Le nom de Marielle Macé est désormais synonyme d’érudition brillante, de volubilité intellectuelle et de réflexion exigeante. Ses ouvrages laissent pantois devant le spectacle de cette pensée en mouvement à la fois puissante et précise, jamais essoufflée et toujours lumineuse. Dans “Le temps de l’essai” (2006) elle examinait en quoi le genre de l’essai constitue le style comme un savoir et assimile l’écriture à la pensée, quelques années plus tard ”Façon de lire, manière d’être” (2011) se lira comme une célébration de la lecture en tant qu’expérience fondamentale,
celle qui nous permet d’inventer notre propre espace dans le monde.
On guettait donc la publication de son troisième ouvrage. On ne s’étonnera pas de son titre “Styles. Critique de nos formes de vie” qui prolonge la problématique qui traverse l’oeuvre de Marielle Macé depuis son premier livre. Ici encore l’auteure fait fi des barrières, des murs de béton et des passages de douane entre lesquels la littérature est parfois corsetée. Gabrielle Macé nous a habitués a une pensée libre, vagabonde et parfois braconneuse mobilisant fiction et non fiction, approche romanesque et réflexion philosophique et “Styles” ne déroge pas aux principes qui fondent le travail de cette normalienne, agrégée de lettres qui enseigne en France et aux Etats-Unis.
“Styles” tient l’engagement littéraire pour une dynamique capable de décrire les manières de vivre , de penser et d’imaginer. La littérature propose toujours de nouveaux horizons qui ne sont pas seulement d’attente… Elle travaille à construire des formes d’existences possibles, originales mais toujours au delà de ce qui se fait. Oui pour Gabrielle Macé la littérature est au coeur de nos vies, du moins de la vie de ceux qui lisent, ce qui ne constitue pas la majorité d’une population plus habituée au petit écran qu’aux longues soirées de lecture. Reste que la chercheuse envisage la littérature comme “conscience affûtée” pour laquelle le style n’est pas une question secondaire puisqu’elle pose celle des valeurs. En effet écrire sur les manières dont les hommes et femmes vivent ce n’est pas seulement en faire la description minutieuse mais aussi les juger et les classer selon une hiérarchie. Que devrions nous conserver, abandonner, combattre? Et dans cette perspective où l’engagement prend tout son sens Marielle Macé prend le parti de ceux qui rejettent le monde bourgeois. Et si son cheminement est très érudit, on notera cependant qu’il est pour le moins partisan car systématiquement orienté à gauche. On pourra simplement regretter qu’une autre tradition sans doute trop identitaire et traditionnelle pour notre auteure, mais qui constitue l’un des courants de la littérature, n’ait été abordée dans l’une des parties de l’ouvrage. Mais après tout on peut être savant sans être exhaustif, brillant et partial. Un essai élimine autant qu’il intègre et force de reconnaître qu’au terme de notre lecture les genres de vie auront été éclairés d’une lumière nouvelle où la littérature s’envisagerait comme une anthropologie qui prendrait sa place parmi les sciences sociales. A ce titre “Styles” est un essai à la fois vertigineux d’érudition, passionnant par les perspectives qu’il dégage et finalement profondément stimulant…

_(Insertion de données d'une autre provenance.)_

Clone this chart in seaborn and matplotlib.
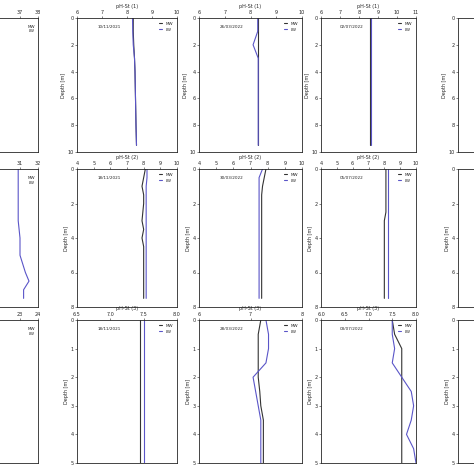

Archibald PLOOM (CULTURE-CHRONIQUE.COM)
en ce que tu lis transparait qui tu es...
Forme et valeur entretiennent un dialogue sans fin mais pas sans fond, au point que sans ce dialogue nul fond ne saurait advenir. Nous sommes interdépendants les uns des autres donc nos formes de vie se doivent d'etre compatibles à tout le moins, mais aussi valeureuses ... G.Macé nous enjoint de sortir de l'éthos de la domination par le style, rien de moins. Et elle le fait subtilement, sans diktat, en en appelant à l'acuité, la légitimité, l'utilité au sens fort, d'un "regard modal" qui ne serait pas du jugement de valeur bouffi de préjugés... Car l'Etre est avant tout manières d'etre... Merci à elle pour ce très élégant essai qui fait la part belle à la littérature. Dis- moi ce que tu lis, je te dirai qui tu es... Je précise que point n'est besoin d'etre érudit (genre je connais tout par coeur depuis la nuit des temps) pour gouter à sa juste saveur l'intelligence qui coule en cette encre ; de quoi ancrer sa vie dans un réel plus fin nous est offert ici : allez-y sans précautions, ça se mange sans faim...(euh pardon ; ça se lit tout seul.)